Julia Copus
Julia Copus
Julia Copus was born in London and now lives in Somerset. She has won First Prize in the National Poetry Competition and the Forward Prize for Best Single Poem of the Year (2010). In 2018 she was appointed a RSL fellow.
The Shuttered Eye (Bloodaxe, 1995) was shortlisted for the Forward Poetry Prize for Best First collection and a second collection, In Defence of Adultery, appeared in 2003. A sequence of poems for radio, Ghost Lines, was broadcast on BBC Radio 3 in December 2011 and shortlisted for the Ted Hughes Award for New Work in Poetry. Her third collection of poetry, The World's Two Smallest Humans (Faber, 2012), was shortlisted for both the T. S. Eliot Prize and the Costa Poetry Award. All three of her collections are Poetry Book Society Recommendations. Julia’s fourth collection of poetry, Girlhood, was published by Faber in 2019.

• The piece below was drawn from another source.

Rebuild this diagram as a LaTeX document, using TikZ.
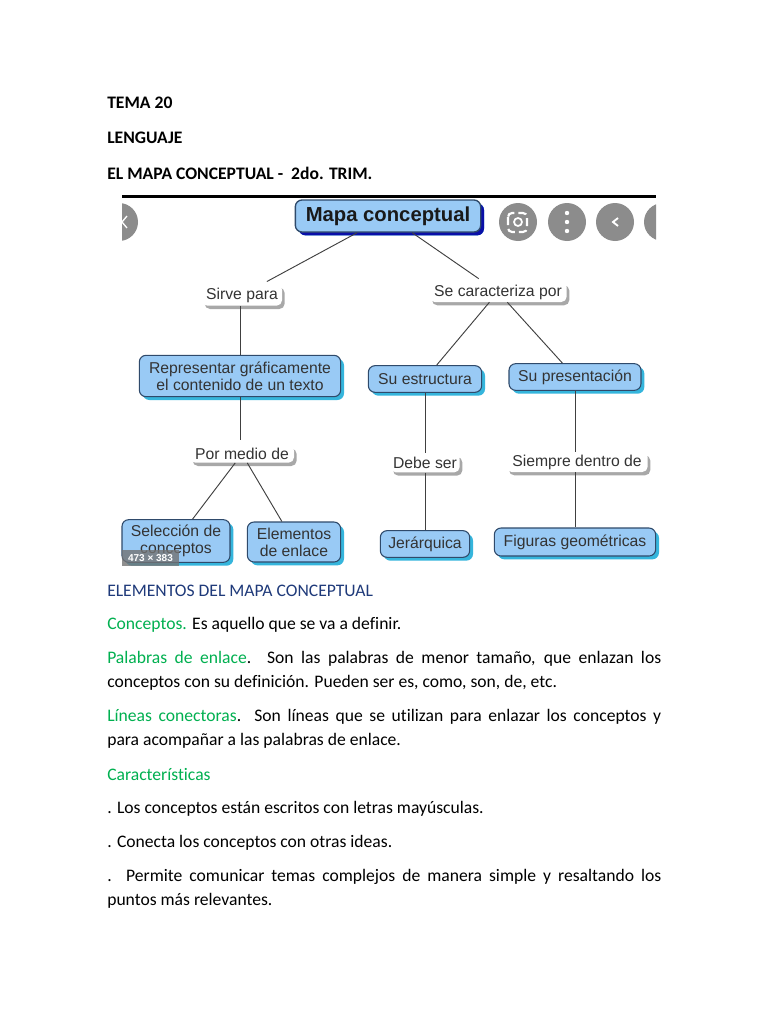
\documentclass[tikz,border=0pt]{standalone}
\usepackage{fontspec}
\setmainfont[Ligatures=NoCommon]{Carlito}
\setsansfont{Liberation Sans}
\usepackage{xcolor}
\usetikzlibrary{arrows.meta,positioning,shadows,calc}
\definecolor{MapBlue}{HTML}{99CAF5}
\definecolor{MapEdge}{HTML}{2F4A6B}
\definecolor{MapCyan}{HTML}{35B5DC}
\definecolor{MapNavy}{HTML}{0A0FA8}
\definecolor{MapGrey}{HTML}{8C8C8C}
\definecolor{LinkGrey}{HTML}{A8A8A8}
\definecolor{DocGreen}{HTML}{00B050}
\definecolor{DocBlue}{HTML}{1F3A7A}
\tikzset{
  concept/.style={draw=MapEdge, line width=0.8pt, rounded corners=5pt, fill=MapBlue, align=center, inner sep=0pt,
    font=\sffamily\fontsize{11.8}{12.6}\selectfont, text=black!80,
    general shadow={fill=MapCyan, shadow xshift=2.5pt, shadow yshift=-2.5pt}},
  linkword/.style={rounded corners=4pt, fill=white, inner sep=0pt, font=\sffamily\fontsize{11.8}{12.6}\selectfont, text=black!80,
    general shadow={fill=LinkGrey, shadow xshift=2pt, shadow yshift=-2.5pt}},
  maplink/.style={draw=black!75, line width=0.7pt},
  docline/.style={anchor=west, inner sep=0pt, font=\fontsize{13.2}{18}\selectfont},
  docpara/.style={docline, text width=415.5pt, align=justify},
  button/.style={circle, fill=MapGrey, minimum size=28.5pt, inner sep=0pt},
}
\begin{document}
\begin{tikzpicture}[x=0.75pt, y=-0.75pt]
\useasboundingbox (0,0) rectangle (768,1024);
\fill[white] (0,0) rectangle (768,1024);
% header
\node[docline, font=\fontsize{13.2}{18}\selectfont\bfseries] (tema) at (107,103) {TEMA 20};
\node[docline, font=\fontsize{13.2}{18}\selectfont\bfseries] (lenguaje) at (107,138) {LENGUAJE};
\node[docline, font=\fontsize{13.2}{18}\selectfont\bfseries] (titulo) at (107,173) {EL MAPA CONCEPTUAL -\ \ 2do. TRIM.};
% screenshot
\fill[black] (122,195) rectangle (656,198);
\begin{scope}
\clip (122,198) rectangle (656,566);
\node[button] (btnback) at (119,222) {};
\node[button] (btnlens) at (518,222) {};
\node[button] (btnmenu) at (567,222) {};
\node[button] (btnprev) at (615,222) {};
\node[button] (btnnext) at (663,222) {};
\end{scope}
\draw[white, line width=1pt] (127,216) -- (122,222) -- (127,228);
\draw[white, line width=1.6pt, dash pattern=on 6pt off 3pt, rounded corners=3pt] (508,213) rectangle (527,232);
\fill[MapGrey] (518,222) circle (7);
\draw[white, line width=1.3pt] (518,222) circle (4);
\foreach \yy in {213,222,231} \fill[white] (567,\yy) circle (2.2);
\draw[white, line width=1.4pt] (618,218) -- (613,222) -- (618,226);
% map
\node[concept, minimum width=139pt, minimum height=24pt, line width=1pt, font=\sffamily\fontsize{15.2}{17}\selectfont\bfseries, text=black!90,
  general shadow={fill=MapNavy, shadow xshift=2.5pt, shadow yshift=-2.5pt}] (mapa) at (388,216) {Mapa conceptual};
\node[linkword, minimum width=60pt, minimum height=16pt] (sirve) at (242,295) {Sirve para};
\node[linkword, minimum width=103pt, minimum height=15pt] (caracteriza) at (498,292) {Se caracteriza por};
\node[concept, minimum width=151pt, minimum height=31pt] (representar) at (240,376) {Representar gráficamente\\el contenido de un texto};
\node[concept, minimum width=85pt, minimum height=20pt] (estructura) at (425,379) {Su estructura};
\node[concept, minimum width=99pt, minimum height=20pt] (presentacion) at (575,377) {Su presentación};
\node[linkword, minimum width=78pt, minimum height=13pt] (medio) at (242,454) {Por medio de};
\node[linkword, minimum width=52pt, minimum height=14pt] (debe) at (425,463) {Debe ser};
\node[linkword, minimum width=106pt, minimum height=15pt] (siempre) at (577,462) {Siempre dentro de};
\node[concept, minimum width=81pt, minimum height=32pt] (seleccion) at (176,541) {Selección de\\conceptos};
\node[concept, minimum width=70pt, minimum height=30pt] (elementos) at (294,542) {Elementos\\de enlace};
\node[concept, minimum width=67pt, minimum height=20pt] (jerarquica) at (425,544) {Jerárquica};
\node[concept, minimum width=121pt, minimum height=21pt] (figuras) at (575,542) {Figuras geométricas};
\draw[maplink, shorten >=4pt] (mapa)--(sirve);
\draw[maplink, shorten >=4pt] (mapa)--(caracteriza);
\draw[maplink] (representar |- sirve.south)--(representar);
\draw[maplink] (caracteriza)--(estructura);
\draw[maplink] (caracteriza)--(presentacion);
\draw[maplink, shorten >=4pt] (representar)--(representar |- medio.north);
\draw[maplink] (medio)--(seleccion);
\draw[maplink] (medio)--(elementos);
\draw[maplink] (estructura)--(debe);
\draw[maplink] (debe)--(jerarquica);
\draw[maplink] (presentacion)--(presentacion |- siempre.north);
\draw[maplink] (presentacion |- siempre.south)--(figuras);
\node[fill=black!55, fill opacity=0.8, text opacity=1, text=white, inner sep=0pt, minimum width=43pt, minimum height=12pt, font=\sffamily\fontsize{7.5}{9}\selectfont\bfseries] (tamano) at (150.5,558) {473 × 383};
% document text
\node[docline, text=DocBlue] (elementosdoc) at (107,591) {ELEMENTOS DEL MAPA CONCEPTUAL};
\node[docline] (conceptos) at (107,625) {\textcolor{DocGreen}{Conceptos.} Es aquello que se va a definir.};
\node[docpara] (palabras) at (107,671) {\textcolor{DocGreen}{Palabras de enlace}. Son las palabras de menor tamaño, que enlazan los\linebreak conceptos con su definición. Pueden ser es, como, son, de, etc.};
\node[docpara] (lineas) at (107,729) {\textcolor{DocGreen}{Líneas conectoras}. Son líneas que se utilizan para enlazar los conceptos y\linebreak para acompañar a las palabras de enlace.};
\node[docline, text=DocGreen] (caracteristicas) at (107,775) {Características};
\node[docline] (mayusculas) at (107,809) {. Los conceptos están escritos con letras mayúsculas.};
\node[docline] (conecta) at (107,843) {. Conecta los conceptos con otras ideas.};
\node[docpara] (permite) at (107,889) {. Permite comunicar temas complejos de manera simple y resaltando los\linebreak puntos más relevantes.};
\end{tikzpicture}
\end{document}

As well as poetry, Julia has written radio plays (including Eenie, Meenie, Macka Racka winner of the BBC’s Alfred Bradley Award for best new radio playwright) and a popular writing style guide, Brilliant Writing Tips for Students. Her first children’s picture book, Hog in the Fog, was published by Faber in 2014. The second instalment, The Hog, The Shrew and the Hullabaloo followed in 2015. The third book in the series, The Shrew that Flew, was published in April 2016. She is also working on a biography of the poet Charlotte Mew for publication in 2018.
Julia is an Advisory Fellow for the Royal Literary Fund, and in 2008 was made an Honorary Fellow of the University of Exeter. She has served on the judging panel for a number of literary prizes, including The Geoffrey Faber Memorial Prize, the Ted Hughes Award, and the Costa Book Award.
Julia edited a collection of Charlotte Mew’s poems for Faber in 2019. Her biography of the late British poet, titled This Rare Spirit, was published by Faber in April 2021.